Networking 101: The Basics

Those of us who love assisting to networking events know about the perks and perils of such meetings. These events can be really good for you (and your company) if chosen right, and a frustrating, wasteful experience if not.

Truth be told, choosing the appropriate event is not always easy. In addition to the waves of email promoting a countless amount of different events, there are other aspects – disproportionate media coverage, friend’s recommendations, brand new trends and topics – that end up making the decision process definitely harder than it should be. Well, one of our mottos for this new year is to make things easier, and that’s why we’ve compiled this short (but useful) guide covering the basic of networking:

  1. Core interests vs. peripheral pursuits

Many people fall for novelty just for the sake of novelty. For example, Burning Man has managed to attract the young crowds of Silicon Valley’s startup scene in its past editions and attempts to rebrand it as a prime networking event are sprouting on because of this. However, that fact alone does not mean that Burning Man is for everyone wishing to expand their contact network. Choosing the right demands analysis: thinking about the results that any given even is supposed to produce within our companies and lines of work is a good place to start. Also, when talking about results, we don’t exclusively mean ROI: we think of results as meeting the right people from the right industry.  

So, the first thing to do when searching for the right event is to look at your professional self and separate the core interests (getting to know fellow professionals, for example) from the peripheral pursuits – that is, those that are cool but undefined, with no visible impact on our business.


  1. Budgeting

Unless your events of choice take place in the area you live in, budgeting is key. In addition to registration fees, there are many other items to check – and doing so in advance can save you a lot of money. A shortlist should include:

  • Airplane tickets: compare the fares to those of other events you’d like to attend. In every case, try to book – if possible – months in advance.
  • Hotels & accommodation: always check with the event organizers if there are any special deals for attendees. Furthermore, you’ll likely meet other attendees at the hotel, which expands your networking opportunities by a factor.
  • Travel expenses: This may vary a lot depending on the location of the event. Some cities are more expensive than others. In addition, some cities have more things to do than others – whether it’s a museum, a tour or a particular set of activities, attending will require a few extra dollars.
  • Indirect expenses: things like new clothes, gifts and transport add up to the budget in significant ways.


  1. Situation planning. This comprises things like polishing your pitches, working on your weak points and developing material to share with others. It’s also about expectations: let’s suppose that the expected results, for any reason, fail to appear. What can you get from the event in that case?
  2. Leaving room for the unexpected. Every plan should leave some space for things that aren’t on the agenda. Many great deals are closed after the formal event, perhaps in a bar while sharing drinks. That’s absolutely fine, though rarely planned.  
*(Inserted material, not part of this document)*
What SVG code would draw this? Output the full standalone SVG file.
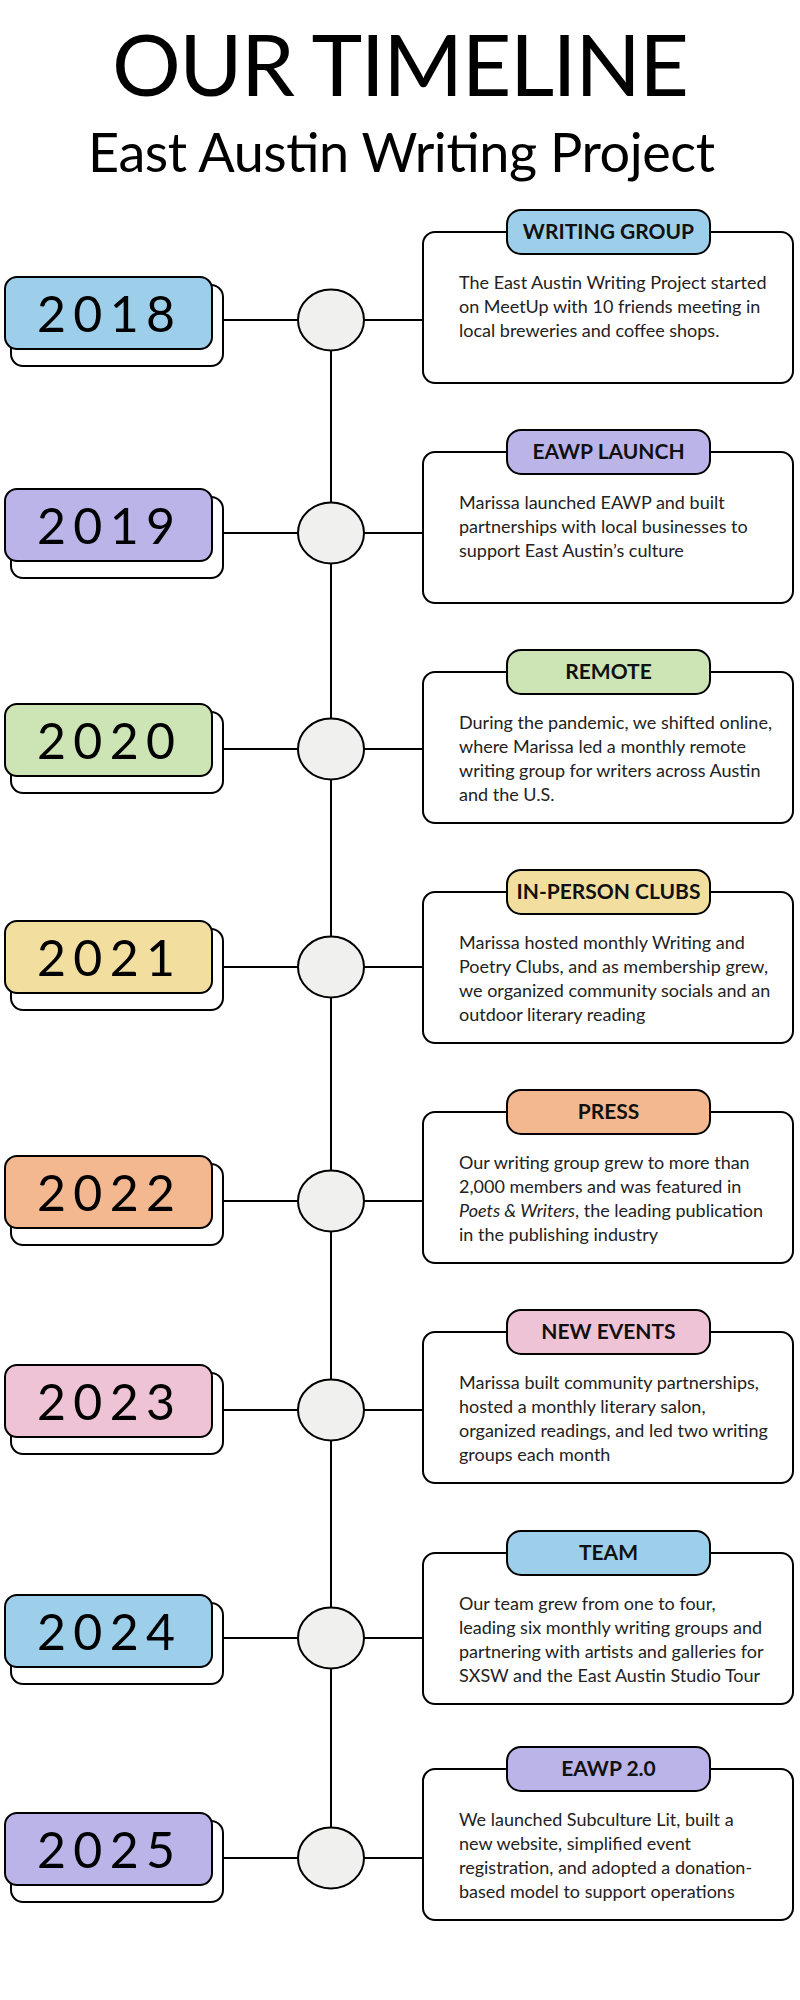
<svg xmlns="http://www.w3.org/2000/svg" width="800" height="2000" viewBox="0 0 800 2000">
<style>
.bg{fill:#ffffff}
.title{font-family:Lato,"Liberation Sans",sans-serif;font-size:86px;fill:#000}
.sub{font-family:Lato,"Liberation Sans",sans-serif;font-size:54px;fill:#000}
.back{fill:#ffffff;stroke:#000;stroke-width:2}
.front{stroke:#000;stroke-width:2}
.year{font-family:Lato,"Liberation Sans",sans-serif;font-size:50px;fill:#000}
.dot{fill:#f0f0ee;stroke:#000;stroke-width:2}
.card{fill:#ffffff;stroke:#000;stroke-width:2}
.tag{stroke:#000;stroke-width:2}
.tagt{font-family:Lato,"Liberation Sans",sans-serif;font-size:21px;font-weight:bold;fill:#111;text-anchor:middle}
.body{font-family:Lato,"Liberation Sans",sans-serif;font-size:18px;fill:#222}
.conn line{stroke:#000;stroke-width:2}
.blue{fill:#9ecfea}.purple{fill:#bbb4e9}.green{fill:#cde4b4}.yellow{fill:#f2dfa0}.orange{fill:#f3b890}.pink{fill:#efc3d6}
</style>
<rect class="bg" x="0" y="0" width="800" height="2000"/>
<g id="header">
<text class="title" x="112" y="96" textLength="577" lengthAdjust="spacing">OUR TIMELINE</text>
<text class="sub" x="88" y="172" textLength="627" lengthAdjust="spacing">East Austin Writing Project</text>
</g>
<g id="connectors" class="conn">
<line x1="331" y1="350" x2="331" y2="1828"/>
<line x1="223" y1="320" x2="298" y2="320"/><line x1="364" y1="320" x2="423" y2="320"/>
<line x1="223" y1="533" x2="298" y2="533"/><line x1="364" y1="533" x2="423" y2="533"/>
<line x1="223" y1="749" x2="298" y2="749"/><line x1="364" y1="749" x2="423" y2="749"/>
<line x1="223" y1="967" x2="298" y2="967"/><line x1="364" y1="967" x2="423" y2="967"/>
<line x1="223" y1="1201" x2="298" y2="1201"/><line x1="364" y1="1201" x2="423" y2="1201"/>
<line x1="223" y1="1410" x2="298" y2="1410"/><line x1="364" y1="1410" x2="423" y2="1410"/>
<line x1="223" y1="1638" x2="298" y2="1638"/><line x1="364" y1="1638" x2="423" y2="1638"/>
<line x1="223" y1="1858" x2="298" y2="1858"/><line x1="364" y1="1858" x2="423" y2="1858"/>
</g>

<g id="y2018">
<rect class="back" x="11" y="285" width="212" height="81" rx="12"/>
<rect class="front blue" x="5" y="277" width="207" height="72" rx="12"/>
<text class="year" x="37" y="332" textLength="138" lengthAdjust="spacing">2018</text>
</g>
<g id="dot2018"><ellipse class="dot" cx="331" cy="320" rx="33" ry="30.5"/></g>
<g id="card2018">
<rect class="card" x="423" y="232" width="370" height="151" rx="12"/>
<rect class="tag blue" x="507" y="210" width="203" height="44" rx="14"/>
<text class="tagt" x="608.5" y="239">WRITING GROUP</text>
<text class="body" x="459" y="289">The East Austin Writing Project started</text>
<text class="body" x="459" y="313">on MeetUp with 10 friends meeting in</text>
<text class="body" x="459" y="337">local breweries and coffee shops.</text>
</g>

<g id="y2019">
<rect class="back" x="11" y="497" width="212" height="81" rx="12"/>
<rect class="front purple" x="5" y="489" width="207" height="72" rx="12"/>
<text class="year" x="37" y="544" textLength="138" lengthAdjust="spacing">2019</text>
</g>
<g id="dot2019"><ellipse class="dot" cx="331" cy="533" rx="33" ry="30.5"/></g>
<g id="card2019">
<rect class="card" x="423" y="452" width="370" height="151" rx="12"/>
<rect class="tag purple" x="507" y="430" width="203" height="44" rx="14"/>
<text class="tagt" x="608.5" y="459">EAWP LAUNCH</text>
<text class="body" x="459" y="509">Marissa launched EAWP and built</text>
<text class="body" x="459" y="533">partnerships with local businesses to</text>
<text class="body" x="459" y="557">support East Austin’s culture</text>
</g>

<g id="y2020">
<rect class="back" x="11" y="712" width="212" height="81" rx="12"/>
<rect class="front green" x="5" y="704" width="207" height="72" rx="12"/>
<text class="year" x="37" y="759" textLength="138" lengthAdjust="spacing">2020</text>
</g>
<g id="dot2020"><ellipse class="dot" cx="331" cy="749" rx="33" ry="30.5"/></g>
<g id="card2020">
<rect class="card" x="423" y="672" width="370" height="151" rx="12"/>
<rect class="tag green" x="507" y="650" width="203" height="44" rx="14"/>
<text class="tagt" x="608.5" y="679">REMOTE</text>
<text class="body" x="459" y="729">During the pandemic, we shifted online,</text>
<text class="body" x="459" y="753">where Marissa led a monthly remote</text>
<text class="body" x="459" y="777">writing group for writers across Austin</text>
<text class="body" x="459" y="801">and the U.S.</text>
</g>

<g id="y2021">
<rect class="back" x="11" y="929" width="212" height="81" rx="12"/>
<rect class="front yellow" x="5" y="921" width="207" height="72" rx="12"/>
<text class="year" x="37" y="976" textLength="138" lengthAdjust="spacing">2021</text>
</g>
<g id="dot2021"><ellipse class="dot" cx="331" cy="967" rx="33" ry="30.5"/></g>
<g id="card2021">
<rect class="card" x="423" y="892" width="370" height="151" rx="12"/>
<rect class="tag yellow" x="507" y="870" width="203" height="44" rx="14"/>
<text class="tagt" x="608.5" y="899">IN-PERSON CLUBS</text>
<text class="body" x="459" y="949">Marissa hosted monthly Writing and</text>
<text class="body" x="459" y="973">Poetry Clubs, and as membership grew,</text>
<text class="body" x="459" y="997">we organized community socials and an</text>
<text class="body" x="459" y="1021">outdoor literary reading</text>
</g>

<g id="y2022">
<rect class="back" x="11" y="1164" width="212" height="81" rx="12"/>
<rect class="front orange" x="5" y="1156" width="207" height="72" rx="12"/>
<text class="year" x="37" y="1211" textLength="138" lengthAdjust="spacing">2022</text>
</g>
<g id="dot2022"><ellipse class="dot" cx="331" cy="1201" rx="33" ry="30.5"/></g>
<g id="card2022">
<rect class="card" x="423" y="1112" width="370" height="151" rx="12"/>
<rect class="tag orange" x="507" y="1090" width="203" height="44" rx="14"/>
<text class="tagt" x="608.5" y="1119">PRESS</text>
<text class="body" x="459" y="1169">Our writing group grew to more than</text>
<text class="body" x="459" y="1193">2,000 members and was featured in</text>
<text class="body" x="459" y="1217"><tspan font-style="italic">Poets &amp; Writers</tspan>, the leading publication</text>
<text class="body" x="459" y="1241">in the publishing industry</text>
</g>

<g id="y2023">
<rect class="back" x="11" y="1373" width="212" height="81" rx="12"/>
<rect class="front pink" x="5" y="1365" width="207" height="72" rx="12"/>
<text class="year" x="37" y="1420" textLength="138" lengthAdjust="spacing">2023</text>
</g>
<g id="dot2023"><ellipse class="dot" cx="331" cy="1410" rx="33" ry="30.5"/></g>
<g id="card2023">
<rect class="card" x="423" y="1332" width="370" height="151" rx="12"/>
<rect class="tag pink" x="507" y="1310" width="203" height="44" rx="14"/>
<text class="tagt" x="608.5" y="1339">NEW EVENTS</text>
<text class="body" x="459" y="1389">Marissa built community partnerships,</text>
<text class="body" x="459" y="1413">hosted a monthly literary salon,</text>
<text class="body" x="459" y="1437">organized readings, and led two writing</text>
<text class="body" x="459" y="1461">groups each month</text>
</g>

<g id="y2024">
<rect class="back" x="11" y="1603" width="212" height="81" rx="12"/>
<rect class="front blue" x="5" y="1595" width="207" height="72" rx="12"/>
<text class="year" x="37" y="1650" textLength="138" lengthAdjust="spacing">2024</text>
</g>
<g id="dot2024"><ellipse class="dot" cx="331" cy="1638" rx="33" ry="30.5"/></g>
<g id="card2024">
<rect class="card" x="423" y="1553" width="370" height="151" rx="12"/>
<rect class="tag blue" x="507" y="1531" width="203" height="44" rx="14"/>
<text class="tagt" x="608.5" y="1560">TEAM</text>
<text class="body" x="459" y="1610">Our team grew from one to four,</text>
<text class="body" x="459" y="1634">leading six monthly writing groups and</text>
<text class="body" x="459" y="1658">partnering with artists and galleries for</text>
<text class="body" x="459" y="1682">SXSW and the East Austin Studio Tour</text>
</g>

<g id="y2025">
<rect class="back" x="11" y="1821" width="212" height="81" rx="12"/>
<rect class="front purple" x="5" y="1813" width="207" height="72" rx="12"/>
<text class="year" x="37" y="1868" textLength="138" lengthAdjust="spacing">2025</text>
</g>
<g id="dot2025"><ellipse class="dot" cx="331" cy="1858" rx="33" ry="30.5"/></g>
<g id="card2025">
<rect class="card" x="423" y="1769" width="370" height="151" rx="12"/>
<rect class="tag purple" x="507" y="1747" width="203" height="44" rx="14"/>
<text class="tagt" x="608.5" y="1776">EAWP 2.0</text>
<text class="body" x="459" y="1826">We launched Subculture Lit, built a</text>
<text class="body" x="459" y="1850">new website, simplified event</text>
<text class="body" x="459" y="1874">registration, and adopted a donation-</text>
<text class="body" x="459" y="1898">based model to support operations</text>
</g>
</svg>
While results are definitely important, planning should include broader goals. Picking a networking event is picking an experience, and even if things do not go exactly as planned, you should be able to envision what you’ll be getting from it.
These 4 pillars of networking are an introduction to higher, richer experiences. Since networking is a time and money-consuming effort, we thought it would nice to share some of our experience in the field – particularly the things we’ve learned from common mistakes. With the goal of being helpful, we’ve decided to start with the little things – for now, it’s all about budgets, plans and a bit of attitude. In the near future, however, we’ll go deeper into networking: this is supposed to be a great networking year, and we’d be thrilled to be joined by every reader out there.